脳腫瘍に対する神経内視鏡手術
脳腫瘍(のうしゅよう)は、頭蓋骨(ずがいこつ)内にできる腫瘍の総称で、脳だけでなく脳を包む膜や神経などさまざまな場所から発生し、良性腫瘍と悪性腫瘍を含めて100種類以上に分類されます。画像検査や病理検査、遺伝子検査を行うことで診断し、その診断結果や個々の状態に応じて治療法を決定します。
脳腫瘍の主な治療法として手術があげられますが、手術方法として、頭蓋骨を開け顕微鏡を見ながら腫瘍を摘出する開頭腫瘍摘出術(かいとうしゅようてきしゅつじゅつ)と、内視鏡を用いた神経内視鏡手術(しんけいないしきょうしゅじゅつ)があります。
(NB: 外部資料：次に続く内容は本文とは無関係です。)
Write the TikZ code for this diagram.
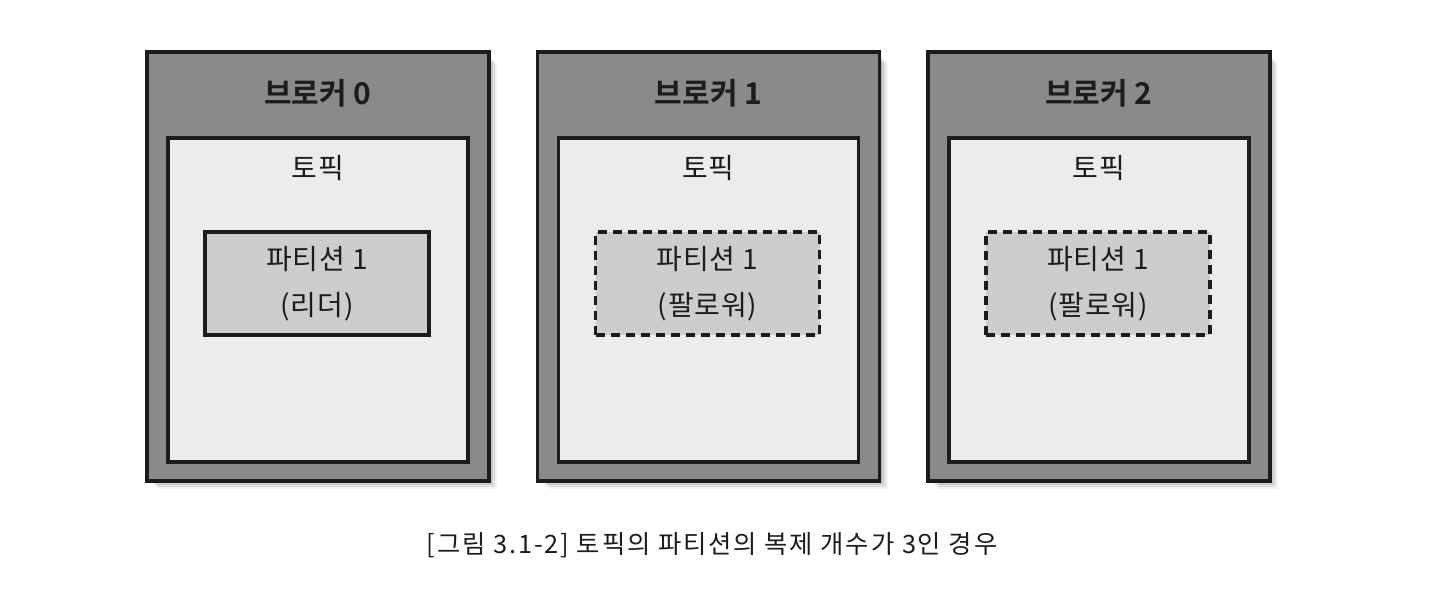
\documentclass[tikz,border=0pt]{standalone}
\usepackage{fontspec}
\setmainfont{Noto Sans CJK KR}[BoldFont={Noto Sans CJK KR Bold}]
\newfontfamily\capfont{Noto Sans CJK KR}[LetterSpace=7.5]
\newfontfamily\boxfont{Noto Sans CJK KR}[LetterSpace=3]
\definecolor{brokerfill}{RGB}{138,138,138}
\definecolor{topicfill}{RGB}{236,236,236}
\definecolor{partfill}{RGB}{205,205,205}
\definecolor{inkc}{RGB}{28,28,28}
\tikzset{
  brokerbox/.style={draw=inkc, line width=2.4pt, fill=brokerfill, minimum width=256.5pt, minimum height=321.75pt, inner sep=0pt, outer sep=0pt},
  topicbox/.style={draw=inkc, line width=2.4pt, fill=topicfill, minimum width=225pt, minimum height=243pt, inner sep=0pt, outer sep=0pt},
  partbox/.style={draw=inkc, line width=2.4pt, fill=partfill, minimum width=168pt, minimum height=77.25pt, inner sep=0pt, outer sep=0pt, align=center, text=inkc, font=\boxfont\fontsize{21}{34.5}\selectfont},
  followerbox/.style={partbox, dash pattern=on 6.75pt off 4.5pt},
  titletext/.style={text=inkc, font=\fontsize{22.5}{26}\selectfont\bfseries},
  topictext/.style={text=inkc, font=\boxfont\fontsize{21}{24}\selectfont},
  captext/.style={text=inkc, font=\capfont\fontsize{19}{22}\selectfont},
}
\begin{document}
\begin{tikzpicture}[x=0.75pt, y=-0.75pt]
\useasboundingbox[fill=white] (0,0) rectangle (1430,612);
\foreach \i/\t/\role/\sty in {0/0/리더/partbox, 1/1/팔로워/followerbox, 2/2/팔로워/followerbox}{
  \pgfmathsetmacro{\xo}{147+390.5*\i}
  % soft shadow
  \foreach \d/\op in {2/0.10,4/0.10,6/0.09,8/0.07,10/0.05}{
    \fill[black, opacity=\op] (\xo+\d+1,52+\d+1) rectangle (\xo+342+\d-2,481+\d-2);
  }
  \node[brokerbox] (broker\i) at (\xo+171,266.5) {};
  \node[titletext] (title\i) at (\xo+171,93) {브로커 \t};
  \node[topicbox] (topic\i) at (\xo+171,300) {};
  \node[topictext] (topiclabel\i) at (\xo+171,168) {토픽};
  \node[\sty] (part\i) at (\xo+170,283.5) {파티션 1\\(\role)};
}
\node[captext] (caption) at (712,545) {[그림 3.1-2] 토픽의 파티션의 복제 개수가 3인 경우};
\end{tikzpicture}
\end{document}
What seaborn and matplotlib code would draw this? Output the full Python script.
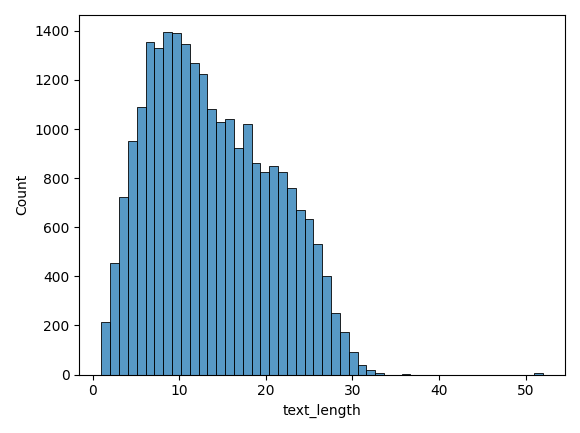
import numpy as np
import pandas as pd
import matplotlib
matplotlib.use("Agg")
import matplotlib.pyplot as plt
import seaborn as sns

# histogram counts (50 bins from 1 to 52)
bin_lo, bin_hi, n_bins = 1, 52, 50
counts = [215, 455, 725, 950, 1090, 1355, 1330, 1395, 1390, 1345,
          1270, 1225, 1080, 1030, 1040, 925, 1020, 860, 825, 850,
          825, 760, 670, 635, 530, 400, 250, 175, 90, 40,
          18, 8, 0, 0, 3, 0, 0, 0, 0, 0,
          0, 0, 0, 0, 0, 0, 0, 0, 0, 5]

edges = np.linspace(bin_lo, bin_hi, n_bins + 1)
centers = (edges[:-1] + edges[1:]) / 2
df = pd.DataFrame({"text_length": centers, "w": counts})

fig, ax = plt.subplots(figsize=(5.8, 4.33), dpi=100)
sns.histplot(data=df, x="text_length", weights="w", bins=n_bins,
             binrange=(bin_lo, bin_hi), ax=ax)
ax.set_ylabel("Count")
plt.tight_layout()
plt.savefig("out.png")
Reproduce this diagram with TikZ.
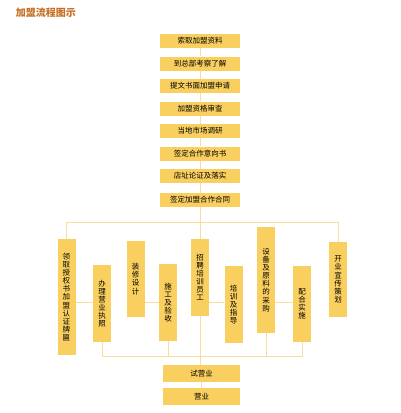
\documentclass[tikz,border=0pt]{standalone}
\usepackage{fontspec}
\setmainfont{Noto Sans CJK SC}
\usepackage{tikz}
\usetikzlibrary{positioning}
\definecolor{jmyellow}{RGB}{249,208,96}
\definecolor{jmline}{RGB}{246,222,160}
\definecolor{jmtitle}{RGB}{196,112,36}
\tikzstyle{stage} = [rectangle, minimum width=80pt, minimum height=14pt, inner sep=0pt, fill=jmyellow, font=\fontsize{7.5}{8}\selectfont, text centered]
\tikzstyle{vstage} = [rectangle, minimum width=18pt, inner sep=0pt, fill=jmyellow, font=\fontsize{7.5}{8.1}\selectfont, align=center]
\tikzstyle{link} = [line width=0.8pt, color=jmline]

\begin{document}
\begin{tikzpicture}[x=1pt, y=-1pt]
\useasboundingbox (0,0) rectangle (400,413);
% Title
\node[font=\fontsize{10}{10}\selectfont\bfseries, text=jmtitle] (title) at (46,12.5) {加盟流程图示};

% Preparation steps
\node[stage] (s1) at (200,41) {索取加盟资料};
\node[stage] (s2) at (200,63.5) {到总部考察了解};
\node[stage] (s3) at (200,86) {提文书面加盟申请};
\node[stage] (s4) at (200,108.5) {加盟资格审查};
\node[stage] (s5) at (200,131) {当地市场调研};
\node[stage] (s6) at (200,153.5) {签定合作意向书};
\node[stage] (s7) at (200,176) {店址论证及落实};
\node[stage] (s8) at (200,200) {签定加盟合作合同};

\draw[link] (s1) -- (s2);
\draw[link] (s2) -- (s3);
\draw[link] (s3) -- (s4);
\draw[link] (s4) -- (s5);
\draw[link] (s5) -- (s6);
\draw[link] (s6) -- (s7);
\draw[link] (s7) -- (s8);

% Parallel work
\node[vstage, minimum height=116pt] (v1) at (66.5,297) {领\\取\\授\\权\\书\\加\\盟\\认\\证\\牌\\匾};
\node[vstage, minimum height=77pt] (v2) at (102,303.5) {办\\理\\营\\业\\执\\照};
\node[vstage, minimum height=76pt] (v3) at (135.5,279) {装\\修\\设\\计};
\node[vstage, minimum height=77pt] (v4) at (168,302.5) {施\\工\\及\\验\\收};
\node[vstage, minimum height=77pt] (v5) at (200,277.5) {招\\聘\\培\\训\\员\\工};
\node[vstage, minimum height=77pt] (v6) at (233.5,304.5) {培\\训\\及\\指\\导};
\node[vstage, minimum height=106pt] (v7) at (266,280) {设\\备\\及\\原\\料\\的\\采\\购};
\node[vstage, minimum height=76pt] (v8) at (302,304) {配\\合\\实\\施};
\node[vstage, minimum height=75pt] (v9) at (338,279.5) {开\\业\\宣\\传\\策\\划};

\coordinate (tl) at (66.5,222);
\coordinate (tr) at (338,222);
\coordinate (hrow) at (0,302);
\coordinate (bl) at (102,356);
\coordinate (br) at (302,356);

\draw[link] (v1.north) -- (tl) -- (tr) -- (v9.north);
\draw[link] (s8) -- (v5);
\draw[link] (v1.east |- hrow) -- (v2.west |- hrow);
\draw[link] (v3.east |- hrow) -- (v4.west |- hrow);
\draw[link] (v5.east |- hrow) -- (v6.west |- hrow);
\draw[link] (v7.east |- hrow) -- (v8.west |- hrow);
\draw[link] (v2.south) -- (bl) -- (br) -- (v8.south);
\draw[link] (v4.south) -- (v4.south |- bl);
\draw[link] (v7.south) -- (v7.south |- bl);

% Opening
\node[stage, minimum width=77pt, minimum height=17pt] (t1) at (201.5,373.5) {试营业};
\node[stage, minimum width=77pt, minimum height=17pt] (t2) at (201.5,396.5) {营业};

\draw[link] (v5) -- (v5 |- t1.north);
\draw[link] (t1) -- (t2);
\end{tikzpicture}
\end{document}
神経内視鏡手術として代表的なものが、経鼻的下垂体腫瘍摘出術(けいびてきかすいたいしゅようてきしゅつじゅつ)です。
経鼻的下垂体腫瘍摘出術の対象となる脳腫瘍は、下垂体腺腫(かすいたいせんしゅ)、ラトケ嚢胞(のうほう)、頭蓋咽頭腫(ずがいいんとうしゅ)などです。経鼻的下垂体腫瘍摘出術は、鼻から頭の中心にある下垂体部(かすいたいぶ)へ到達し、内視鏡を用いて腫瘍に接していき、拡大して確認しながら摘出することができる体に負担の少ない手術方法です(図)。
経鼻的下垂体腫瘍摘出術の実際
経鼻的下垂体腫瘍摘出術の手術前には、3D画像解析ソフトを用いてCTやMRIなどの検査画像を合わせて、腫瘍とその周囲にある血管や神経・副鼻腔(ふくびくう)との関係を把握しながら術前シミュレーションを行います。
手術時はこれらの画像を手術用ナビゲーションシステムに取り込むことで、自動車のナビゲーションと同様に、実際に操作している場所がどこであるか、近くに重要な血管がないかどうかなどを把握することができます。
また、当院で用いている神経内視鏡は4Kシステム(写真1)を採用しており、高精度な画像を大画面で見ながら手術を行うことができます。実際の手術場では、術者はナビゲーションシステムの画像、4K内視鏡の画像を大画面で確認しながら手術操作をしています。これらのシステムを利用することで、体に負担が少ない安全な手術を行っています(写真2)。